EXERCISE DIRECTIONS: Print exactly the lines from the first one down to the line that contains "plt.rcParams['font.family'] = ['Liberation", both included, and skip the pictures.

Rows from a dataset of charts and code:

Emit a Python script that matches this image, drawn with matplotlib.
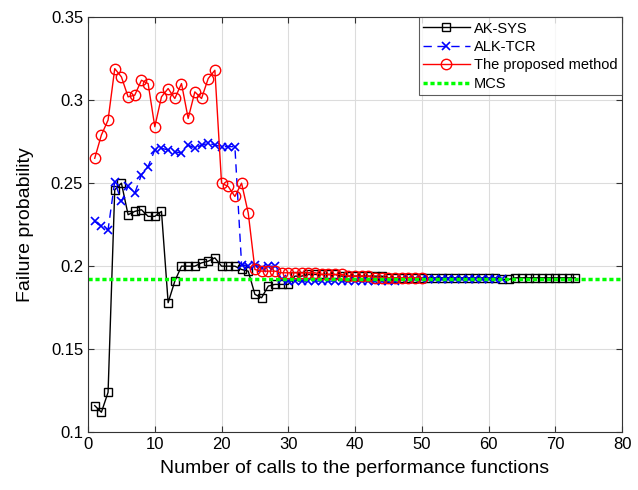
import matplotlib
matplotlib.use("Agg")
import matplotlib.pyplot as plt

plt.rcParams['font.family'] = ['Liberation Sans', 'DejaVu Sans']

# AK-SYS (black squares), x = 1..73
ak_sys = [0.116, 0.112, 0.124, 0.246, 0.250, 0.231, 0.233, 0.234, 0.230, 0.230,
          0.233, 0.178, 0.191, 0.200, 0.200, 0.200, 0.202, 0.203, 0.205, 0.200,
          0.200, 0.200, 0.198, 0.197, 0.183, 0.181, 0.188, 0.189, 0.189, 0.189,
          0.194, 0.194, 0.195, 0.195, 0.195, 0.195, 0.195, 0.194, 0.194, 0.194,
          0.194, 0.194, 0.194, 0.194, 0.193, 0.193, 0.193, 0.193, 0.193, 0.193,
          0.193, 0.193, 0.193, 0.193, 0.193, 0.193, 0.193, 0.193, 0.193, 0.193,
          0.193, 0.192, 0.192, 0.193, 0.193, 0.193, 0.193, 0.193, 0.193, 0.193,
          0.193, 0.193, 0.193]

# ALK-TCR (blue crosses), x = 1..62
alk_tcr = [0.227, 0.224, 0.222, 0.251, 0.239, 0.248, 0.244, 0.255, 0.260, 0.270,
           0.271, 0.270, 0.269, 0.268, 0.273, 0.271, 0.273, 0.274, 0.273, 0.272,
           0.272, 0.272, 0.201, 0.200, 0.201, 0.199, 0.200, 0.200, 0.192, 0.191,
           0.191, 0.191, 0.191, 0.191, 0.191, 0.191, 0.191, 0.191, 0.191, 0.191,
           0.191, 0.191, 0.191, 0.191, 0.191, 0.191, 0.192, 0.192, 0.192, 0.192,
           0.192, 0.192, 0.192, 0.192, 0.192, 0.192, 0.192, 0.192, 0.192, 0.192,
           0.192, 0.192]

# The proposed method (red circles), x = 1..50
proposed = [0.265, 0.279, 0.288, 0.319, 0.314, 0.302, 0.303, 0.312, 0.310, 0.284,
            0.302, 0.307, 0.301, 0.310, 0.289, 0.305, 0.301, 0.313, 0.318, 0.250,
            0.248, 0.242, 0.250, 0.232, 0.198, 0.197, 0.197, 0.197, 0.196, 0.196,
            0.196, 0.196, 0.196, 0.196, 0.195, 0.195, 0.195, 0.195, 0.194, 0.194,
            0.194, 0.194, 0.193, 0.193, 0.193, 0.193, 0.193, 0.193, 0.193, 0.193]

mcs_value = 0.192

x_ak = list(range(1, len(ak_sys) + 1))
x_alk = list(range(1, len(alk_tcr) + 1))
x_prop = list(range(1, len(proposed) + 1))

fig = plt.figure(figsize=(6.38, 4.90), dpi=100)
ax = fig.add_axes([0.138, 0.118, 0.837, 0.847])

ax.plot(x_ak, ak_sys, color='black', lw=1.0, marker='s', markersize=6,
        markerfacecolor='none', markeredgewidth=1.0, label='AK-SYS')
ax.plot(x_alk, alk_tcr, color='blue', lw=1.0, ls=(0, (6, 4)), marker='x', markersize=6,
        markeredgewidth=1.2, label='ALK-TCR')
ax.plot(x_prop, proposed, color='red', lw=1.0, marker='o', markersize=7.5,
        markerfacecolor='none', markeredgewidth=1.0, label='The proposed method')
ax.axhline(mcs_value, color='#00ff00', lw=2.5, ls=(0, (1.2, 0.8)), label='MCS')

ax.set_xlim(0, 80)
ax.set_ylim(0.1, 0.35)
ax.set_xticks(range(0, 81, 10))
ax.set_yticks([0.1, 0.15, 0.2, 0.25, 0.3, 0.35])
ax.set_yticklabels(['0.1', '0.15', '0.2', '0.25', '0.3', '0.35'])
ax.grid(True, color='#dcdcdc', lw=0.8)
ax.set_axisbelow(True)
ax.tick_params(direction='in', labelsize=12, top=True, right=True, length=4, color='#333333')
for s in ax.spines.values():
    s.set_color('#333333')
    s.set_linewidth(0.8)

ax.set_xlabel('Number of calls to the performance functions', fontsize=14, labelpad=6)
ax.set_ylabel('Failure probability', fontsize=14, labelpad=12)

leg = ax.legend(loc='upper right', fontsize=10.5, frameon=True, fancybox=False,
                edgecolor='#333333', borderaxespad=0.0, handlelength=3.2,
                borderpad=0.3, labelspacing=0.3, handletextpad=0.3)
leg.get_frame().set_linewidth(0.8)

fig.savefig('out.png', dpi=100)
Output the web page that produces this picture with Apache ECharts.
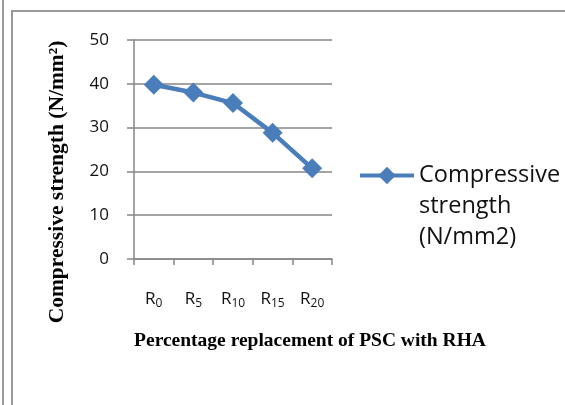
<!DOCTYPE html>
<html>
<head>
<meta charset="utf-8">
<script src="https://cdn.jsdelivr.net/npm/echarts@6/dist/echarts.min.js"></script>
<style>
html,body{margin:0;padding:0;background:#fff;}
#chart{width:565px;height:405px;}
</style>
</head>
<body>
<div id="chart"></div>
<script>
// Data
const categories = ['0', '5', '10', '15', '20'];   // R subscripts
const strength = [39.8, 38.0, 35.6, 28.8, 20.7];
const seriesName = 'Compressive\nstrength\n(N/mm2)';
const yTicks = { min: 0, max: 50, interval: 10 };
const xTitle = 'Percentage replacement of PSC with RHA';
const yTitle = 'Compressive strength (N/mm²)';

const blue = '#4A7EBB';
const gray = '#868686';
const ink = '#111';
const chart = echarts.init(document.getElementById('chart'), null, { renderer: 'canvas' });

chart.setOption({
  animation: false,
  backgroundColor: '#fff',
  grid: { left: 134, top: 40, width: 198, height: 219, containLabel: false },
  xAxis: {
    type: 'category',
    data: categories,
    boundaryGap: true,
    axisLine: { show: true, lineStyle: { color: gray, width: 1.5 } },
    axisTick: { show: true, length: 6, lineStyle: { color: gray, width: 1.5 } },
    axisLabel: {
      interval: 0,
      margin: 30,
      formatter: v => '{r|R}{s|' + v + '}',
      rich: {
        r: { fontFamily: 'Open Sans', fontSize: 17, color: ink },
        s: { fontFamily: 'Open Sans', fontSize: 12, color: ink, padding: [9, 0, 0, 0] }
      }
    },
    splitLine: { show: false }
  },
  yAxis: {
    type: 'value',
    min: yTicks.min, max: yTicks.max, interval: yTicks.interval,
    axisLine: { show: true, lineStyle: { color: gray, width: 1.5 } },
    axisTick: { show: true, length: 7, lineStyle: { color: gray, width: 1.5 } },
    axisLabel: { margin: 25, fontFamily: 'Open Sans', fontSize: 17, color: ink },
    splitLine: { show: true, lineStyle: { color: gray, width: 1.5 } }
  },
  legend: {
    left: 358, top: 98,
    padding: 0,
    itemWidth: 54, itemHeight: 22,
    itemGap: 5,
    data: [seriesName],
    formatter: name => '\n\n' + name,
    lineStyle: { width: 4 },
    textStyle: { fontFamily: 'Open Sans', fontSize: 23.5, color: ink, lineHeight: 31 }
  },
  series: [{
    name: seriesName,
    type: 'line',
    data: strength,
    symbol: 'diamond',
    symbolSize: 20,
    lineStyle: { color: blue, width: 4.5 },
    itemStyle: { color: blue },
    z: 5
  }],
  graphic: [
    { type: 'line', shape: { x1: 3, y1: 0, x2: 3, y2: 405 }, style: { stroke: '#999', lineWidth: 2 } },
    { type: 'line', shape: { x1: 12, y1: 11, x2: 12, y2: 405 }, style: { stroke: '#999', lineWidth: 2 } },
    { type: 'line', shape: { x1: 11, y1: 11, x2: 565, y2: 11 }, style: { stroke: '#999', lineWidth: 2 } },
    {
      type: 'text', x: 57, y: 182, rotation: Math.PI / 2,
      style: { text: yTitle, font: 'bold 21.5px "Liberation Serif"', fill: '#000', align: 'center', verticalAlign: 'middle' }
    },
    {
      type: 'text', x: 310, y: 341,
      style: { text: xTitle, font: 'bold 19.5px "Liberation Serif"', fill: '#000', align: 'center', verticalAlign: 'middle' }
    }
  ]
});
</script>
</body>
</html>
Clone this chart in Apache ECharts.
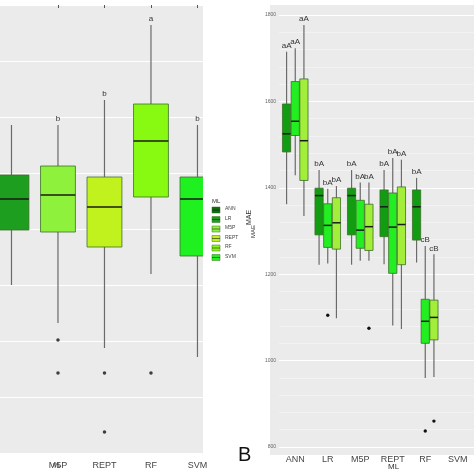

SOLUTION TO THE EXERCISE:
Emit a Python script that matches this image, drawn with matplotlib.
import matplotlib
matplotlib.use("Agg")
import matplotlib.pyplot as plt

plt.rcParams['font.family'] = ['Liberation Sans', 'DejaVu Sans']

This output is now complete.